Wednesday, October 8, 2008
Yesterday was my birthday. My 26th to be exact. Of all the birthdays I've had, it probably felt the least like a birthday. It just felt weird. Not necessarily bad, just more of an un-special day. I didn't really feel like having a big celebration either, which probably contributed a great deal to it. However, I did give myself a lovely birthday present-- cooking my own dinner & baking my own cake. Weird to some of you, a real treat to me. Lately I have really been wanting to make a layer cake for something and couldn't find an excuse. Enter stage left, my birthday. I also made Champagne Chicken, which is one of my favorite meals, but we were too hungry to stop and take pictures. I guess I'll just have to make it again to share with you all.
So as I was deciding what kind of cake to make, I knew it couldn't be a "normal" cake. No vanilla or chocolate for me. Don't get me wrong, I hold no hatred in my heart for those flavors and actually like them very much. I just wanted to do something unusual. I cobbled together a few different recipes and came up with this particular cake. I had originally wanted to do a Mascarpone Cheese Frosting, but was unable to find the mascarpone anywhere. Guess that's next year. Still, this cake was awesome! As in unbelievably good. As in I will so make it again. As in I wish it was my birthday every day so I would have an excuse to have it more often. Yes, that good.
P.S. I'll be in California for the next 4 days, so it may be a while before my next post. Don't be a hater if I come back a little more tan than you.

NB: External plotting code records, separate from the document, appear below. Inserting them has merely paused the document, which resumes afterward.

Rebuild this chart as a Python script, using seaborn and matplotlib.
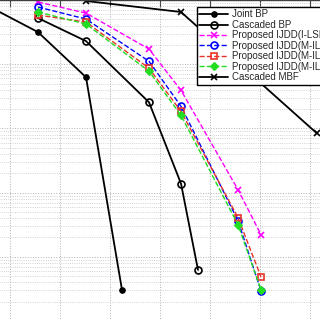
import numpy as np
import pandas as pd
import matplotlib
matplotlib.use("Agg")
import matplotlib.pyplot as plt
import seaborn as sns

# ---- data (x in axis units, y = BER) ----
joint_bp_x = [-0.4, 0.56, 1.52, 2.24]
joint_bp_y = [0.78, 0.316, 0.0627, 3.05e-5]

casc_bp_x = [0.56, 1.52, 2.78, 3.42, 3.76]
casc_bp_y = [0.523, 0.229, 0.0255, 1.38e-3, 6.26e-5]

prop_x = [0.56, 1.52, 2.78, 3.42, 4.56, 5.02]
ilsi_y = [0.93, 0.626, 0.172, 0.0392, 1.11e-3, 2.21e-4]
milsi1_y = [0.777, 0.505, 0.111, 0.0221, 3.65e-4, 2.94e-5]
milsi2_y = [0.583, 0.453, 0.0866, 0.0184, 4.07e-4, 4.87e-5]
milsi3_y = [0.65, 0.422, 0.0778, 0.0160, 3.16e-4, 3.05e-5]

mbf_x = [1.52, 3.42, 6.14]
mbf_y = [0.965, 0.65, 8.35e-3]

labels = ["Joint BP", "Cascaded BP", "Proposed IJDD(I-LSI)",
          "Proposed IJDD(M-ILSI)", "Proposed IJDD(M-ILSI)",
          "Proposed IJDD(M-ILSI)", "Cascaded MBF"]
x_ticks = [0, 1, 2, 3, 4, 5, 6]

sns.set_style("white")
plt.rcParams['font.family'] = ['Liberation Sans', 'DejaVu Sans']

fig = plt.figure(figsize=(3.2, 3.2), dpi=100)
W = H = 320.0
# axes: x pixel = 10 + 50*t ; top at pixel 0, bottom at pixel 321
xl, xr = -0.5, 6.5
left_px = 10 + 50 * xl
right_px = 10 + 50 * xr
top_px, bot_px = 0.0, 321.0
ax = fig.add_axes([left_px / W, (H - bot_px) / H,
                   (right_px - left_px) / W, (bot_px - top_px) / H])

MAG, BLU, RED, GRN = '#ff00ff', '#0000ff', '#e8332a', '#22dd22'
series = [
    (joint_bp_x, joint_bp_y, dict(color='black', linestyle='-', marker='o', markersize=4,
                                  markerfacecolor='black', markeredgecolor='black', linewidth=1.3)),
    (casc_bp_x, casc_bp_y, dict(color='black', linestyle='-', marker='o', markersize=5,
                                markerfacecolor='none', markeredgecolor='black', markeredgewidth=1.2,
                                linewidth=1.3)),
    (prop_x, ilsi_y, dict(color=MAG, linestyle='--', marker='x', markersize=5,
                          markeredgecolor=MAG, markeredgewidth=1.2, linewidth=1.0)),
    (prop_x, milsi1_y, dict(color=BLU, linestyle='--', marker='o', markersize=5,
                            markerfacecolor='none', markeredgecolor=BLU, markeredgewidth=1.2,
                            linewidth=1.0)),
    (prop_x, milsi2_y, dict(color=RED, linestyle='--', marker='s', markersize=5,
                            markerfacecolor='none', markeredgecolor=RED, markeredgewidth=1.2,
                            linewidth=1.0)),
    (prop_x, milsi3_y, dict(color=GRN, linestyle='--', marker='D', markersize=4.5,
                            markerfacecolor=GRN, markeredgecolor=GRN, markeredgewidth=0.8,
                            linewidth=1.0)),
    (mbf_x, mbf_y, dict(color='black', linestyle='-', marker='x', markersize=4,
                        markeredgecolor='black', markeredgewidth=1.2, linewidth=1.3)),
]

for (xs, ys, kw), lab in zip(series, labels):
    df = pd.DataFrame({"x": xs, "y": ys})
    sns.lineplot(data=df, x="x", y="y", ax=ax, sort=False, label=lab, **kw)

ax.set_yscale('log')
ax.set_xlim(xl, xr)
ax.set_ylim(1e-5, 1)
ax.set_xticks(x_ticks)
ax.set_xlabel("")
ax.set_ylabel("")
ax.tick_params(which='both', direction='in', top=True, right=True,
               labelbottom=False, labelleft=False, color='#404040')
ax.tick_params(which='major', length=5)
ax.tick_params(which='minor', length=3)
ax.grid(True, which='major', linestyle=':', color='#b0b0b0', linewidth=0.7)
ax.grid(True, which='minor', axis='y', linestyle=':', color='#c4c4c4', linewidth=0.6)
for s in ax.spines.values():
    s.set_color('#404040')
    s.set_linewidth(1.0)

leg = ax.legend(loc='upper left', bbox_to_anchor=(197 / W, 1 - 7 / H),
                bbox_transform=fig.transFigure, fontsize=7, frameon=True,
                fancybox=False, framealpha=1, edgecolor='black',
                handlelength=2.9, handletextpad=0.4, labelspacing=0.05,
                borderpad=0.25, borderaxespad=0)
leg.get_frame().set_linewidth(1.0)

fig.savefig("out.png", dpi=100)
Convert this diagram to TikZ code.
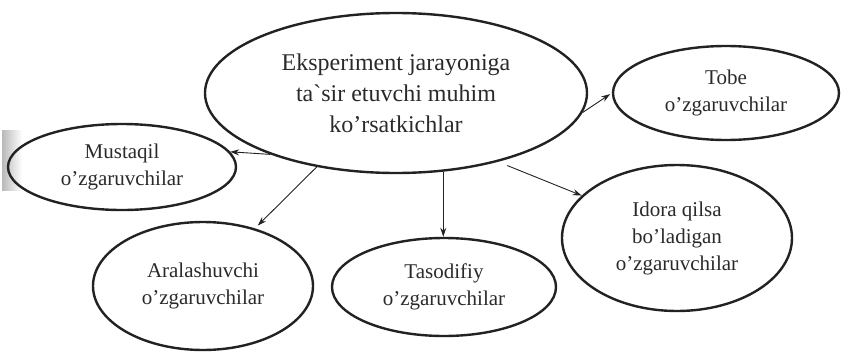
\documentclass[tikz,border=0pt]{standalone}
\usepackage{fontspec}
\setmainfont{Liberation Serif}
\usetikzlibrary{shapes.geometric,arrows.meta}
\definecolor{ink}{HTML}{222222}
\definecolor{txt}{HTML}{2a2a2a}
\tikzset{
  oval/.style={ellipse, draw=ink, line width=2.4pt, inner sep=0pt, align=center,
    text=txt, font=\fontsize{21}{27}\selectfont},
  arr/.style={-{Stealth[length=9pt,width=6pt]}, draw=ink, line width=0.9pt},
}
\begin{document}
\begin{tikzpicture}[x=1pt,y=-1pt]
\useasboundingbox (0,0) rectangle (841,351);
\fill[left color=gray!55, right color=white] (2,130) rectangle (22,190);
\node[oval, minimum width=382pt, minimum height=160pt, font=\fontsize{24}{31}\selectfont] (main) at (396,93)
  {Eksperiment jarayoniga\\ta\textasciigrave sir etuvchi muhim\\ko’rsatkichlar};
\node[oval, minimum width=228pt, minimum height=86pt] (must) at (122,167)
  {Mustaqil\\o’zgaruvchilar};
\node[oval, minimum width=226pt, minimum height=94pt] (tobe) at (726,93)
  {Tobe\\o’zgaruvchilar};
\node[oval, minimum width=220pt, minimum height=128pt] (aral) at (203,286)
  {Aralashuvchi\\o’zgaruvchilar};
\node[oval, minimum width=224pt, minimum height=98pt] (taso) at (444,287)
  {Tasodifiy\\o’zgaruvchilar};
\node[oval, minimum width=230pt, minimum height=146pt] (idora) at (677,238)
  {Idora qilsa\\bo’ladigan\\o’zgaruvchilar};
\draw[arr] (main.206) -- (must.8);
\draw[arr, shorten >=4pt] (main.223) -- (aral.48);
\draw[arr] (main.301) -- (main.301 |- taso.north);
\draw[arr, shorten <=10pt] (main.326) -- (idora.156);
\draw[arr, shorten >=2pt] (main.354) -- (tobe.180);
\end{tikzpicture}
\end{document}
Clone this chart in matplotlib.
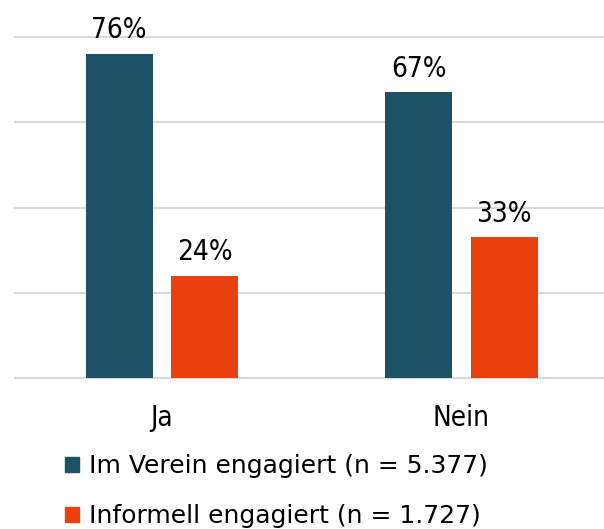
import numpy as np
import matplotlib.pyplot as plt
from matplotlib.patches import Patch

categories = ['Ja', 'Nein']
verein = [76, 67]
informell = [24, 33]
series_labels = ['Im Verein engagiert (n = 5.377)', 'Informell engagiert (n = 1.727)']
colors = ['#1b5265', '#e8410e']

plt.rcParams['font.family'] = ['DejaVu Sans']
plt.rcParams['font.stretch'] = 'condensed'

fig = plt.figure(figsize=(6.04, 5.29), dpi=100)
ax = fig.add_axes([15 / 604, 1 - 378 / 529, 589 / 604, 341 / 529])

x = np.arange(len(categories))
w = 0.224
off = 0.143
b1 = ax.bar(x - off, verein, w, color=colors[0], zorder=3)
b2 = ax.bar(x + off, informell, w, color=colors[1], zorder=3)

for bars, vals in ((b1, verein), (b2, informell)):
    for rect, v in zip(bars, vals):
        ax.annotate(f'{v}%', (rect.get_x() + rect.get_width() / 2, v),
                    xytext=(0, 7), textcoords='offset points',
                    ha='center', va='bottom', fontsize=20, clip_on=False)

ax.set_xlim(-0.491, 1.476)
ax.set_ylim(0, 80)
ax.set_yticks([0, 20, 40, 60, 80])
ax.yaxis.grid(True, color='#d9d9d9', linewidth=1.5, zorder=0)
for gl in ax.get_ygridlines():
    gl.set_clip_on(False)
ax.tick_params(axis='y', left=False, labelleft=False)
ax.tick_params(axis='x', length=0, labelsize=20, pad=19)
ax.set_xticks(x)
ax.set_xticklabels(categories)
for s in ax.spines.values():
    s.set_visible(False)

handles = [Patch(color=c) for c in colors]
fig.legend(handles, series_labels, loc='upper left', bbox_to_anchor=(55 / 604, 1 - 444 / 529),
           frameon=False, prop={'size': 18, 'stretch': 'normal'},
           handlelength=0.55, handleheight=0.55,
           handletextpad=0.4, labelspacing=1.05, borderaxespad=0)

fig.savefig('out.png', dpi=100)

Ginger Cake w/ Cinnamon Honey Buttercream Frosting
Makes a 4 layer cake.
2 cup sugar
2 Tbsp fresh grated ginger
2 cup all purpose flour
4 teaspoons baking powder
2 tsp vanilla extract
1 cup milk
5 cups confectioners sugar
2 cups butter, room temperature
3 tablespoons honey or agave nectar
1 1/2 tablespoons cinnamon
candied ginger, chopped
Preheat the oven to 350.
Mix flour & baking powder in a bowl, set aside.
Mix butter and sugar until smooth. Now add eggs and vanilla extract.
Pour in milk and mix again.
Add the flour mixture, a little at a time. When everything is incorporated, add the grated ginger and mix.
Grease 2 8" cake pans, dust with some flour. Divide the batter evenly between the pans. Bake about 40mins or until a knife inserted in the center comes out clean.
Let cake cool in pan for 10 min, then carefully invert onto a cooling rack.
To make the frosting, mix ingredients together until light and fluffy.
Once cakes have cooled, use a long serated knife to cut each one in half. Frost cake & top with sprinkles of cinnamon and candied ginger.